Table 7. Ordered distributions of accuracies of trained models
Table 8. Wilcoxon test of distributions of accuracies with different independent features and learning classifiers
Table 9. System Usability Scale (SUS)
Table 10. The NASA Task Load Index (NASA-TLX)
Table 11. Workload Profile (WP)
Table 12. Run-time manipulation of web-interfaces
Table 13. Experimental tasks (M = manipulated; g = Group)

5.3 Summary of Findings

In summary, from empirical evidence, the two hypothesis can be accepted.

  • \(H_{1}\): Usability and Mental workload are two uncorrelated constructs (as measured with the selected self-reporting techniques (SUS, NASA-TLX, WP).

They capture different variance in experimental tasks. This has been tested by a correlation analysis (both parametric and nonparametric) which confirmed that the two constructs are not correlated. The obtained Pearson coefficients suggest that there is no linear correlation between usability (SUS scale) and mental workload (NASA-TLX and WP scales). The Spearman coefficients confirmed that there is no tendency for usability to either increase or decrease when mental workload increases. The large variation in correlations within different tasks and for different individuals is interesting and worth of future investigation.

  • \(H_{2}\): A unified model incorporating a usability and a MWL measure can better explain objective performance than MWL alone.

This has been tested by inducing combined and individual models, using four supervised machine learning classification techniques, to predict objective performance of users (five classes of performance). The combined models were most of the times able to predict objective user performance significantly better than the individual models, according to the Wilcoxon non-parametric test.

6 Conclusion

This study attempted to investigate the correlation between the perception of usability and the mental workload imposed by typical tasks executed over three popular web-sites: Youtube, Wikipedia and Google. Prominent definitions of usability and mental workload were presented, with a particular focus on the latter. This because usability is a central notion in human-computer interaction, with a plethora of definitions and applications existing in the literature. Whereas, the construct of mental workload has a background in Ergonomics and Human Factors, but less mentioned in HCI. A well known subjective instrument for assessing usability—the System Usability Scale—and two subjective mental workload assessment procedures—the NASA Task Load Index, and the Workload Profile—have been employed in a user study involving 46 subjects.
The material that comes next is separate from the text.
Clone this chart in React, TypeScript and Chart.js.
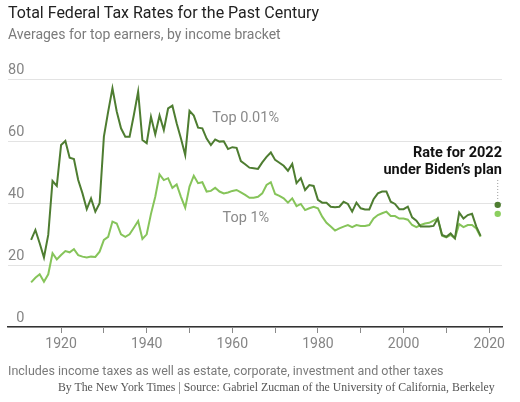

Empirical evidence suggests that there is no relationship between the perception of usability of a set of web-interfaces and the mental workload imposed on users by a set of tasks executed on them. In turn, this suggests that the two constructs seem to describe two not overlap** phenomena. The implication of this is that they could be jointly used to better describe objective indicator of user performance, a dimension of user experience. Future work will be devoted to replicate this study employing a set of different interfaces, tasks and with different usability and mental workload assessment instruments. The contributions of this research are to offer a new perspective on the application of mental workload to traditional usability inspection methods, and a richer approach to explain the human-system interaction and support its design.